1. **Making Them the Same Type:** We have a cosine wave on one side ($R \cos (\dots)$) and a sine wave on the other ($r \sin (\dots)$). To compare them properly, it's easiest if they are both the same type of wave.
I know a neat trick: a cosine wave is just like a sine wave that's been shifted forward by a quarter of a cycle (which is $\pi/2$ radians).
The identity is: $\cos X = \sin(X + \pi/2)$.

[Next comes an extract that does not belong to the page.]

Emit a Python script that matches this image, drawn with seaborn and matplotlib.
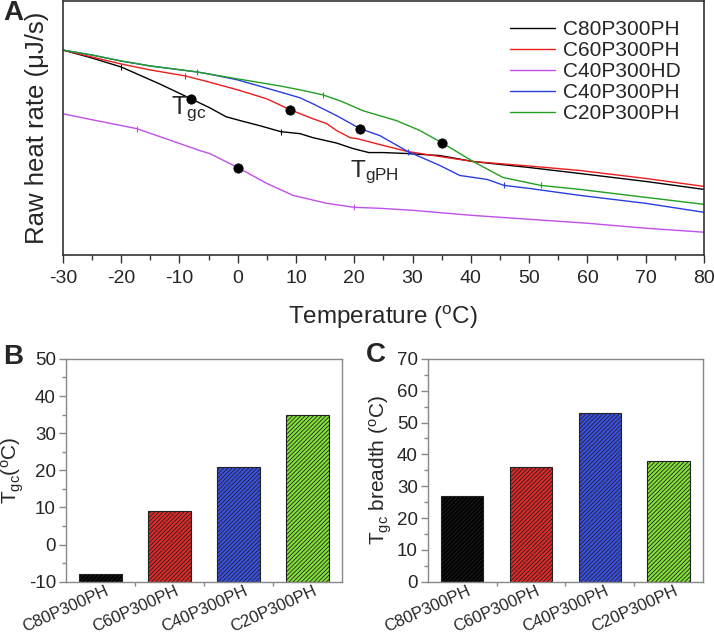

2. **Applying the Trick:** Let's change the cosine side into a sine wave:
$R \cos \left(\omega_{0} t-\delta\right) = R \sin \left( (\omega_{0} t-\delta) + \frac{\pi}{2} \right)$
So, our full comparison looks like this:
$R \sin \left(\omega_{0} t - \delta + \frac{\pi}{2}\right) = r \sin \left(\omega_{0} t-\theta\right)$

3. **Comparing Strengths and Phases:** If two wave expressions are exactly equal for all time, they must have:
* The same amplitude (strength): So, $R = r$.
* The same phase (where they are in their cycle at any given time): So, the stuff inside the sine function on both sides must be equal (or differ by a whole number of full cycles, like $2\pi$, $4\pi$, etc.).
$\omega_{0} t - \delta + \frac{\pi}{2} = \omega_{0} t - \theta + 2k\pi$ (where $k$ is any whole number, like 0, 1, -1, 2, etc., representing full cycles)

4. **Finding the Relationship:** We can subtract $\omega_{0} t$ from both sides of the equation:
$- \delta + \frac{\pi}{2} = - \theta + 2k\pi$
Now, let's rearrange this to find the relationship between $\delta$ and $\theta$:
$\theta - \delta = -\frac{\pi}{2} + 2k\pi$
Or, if we want to express $\delta$ in terms of $\theta$:
$\delta - \theta = \frac{\pi}{2} - 2k\pi$
Since $k$ can be any integer (positive, negative, or zero), $-2k\pi$ is still just $2k\pi$ (it just means the "k" might be a different integer). So we can write it simply as:
$\delta - \theta = \frac{\pi}{2} + 2k\pi$

So, $R$ is the same as $r$, and the phase angle $\delta$ is ahead of $\theta$ by $\pi/2$ radians (plus or minus any full circles).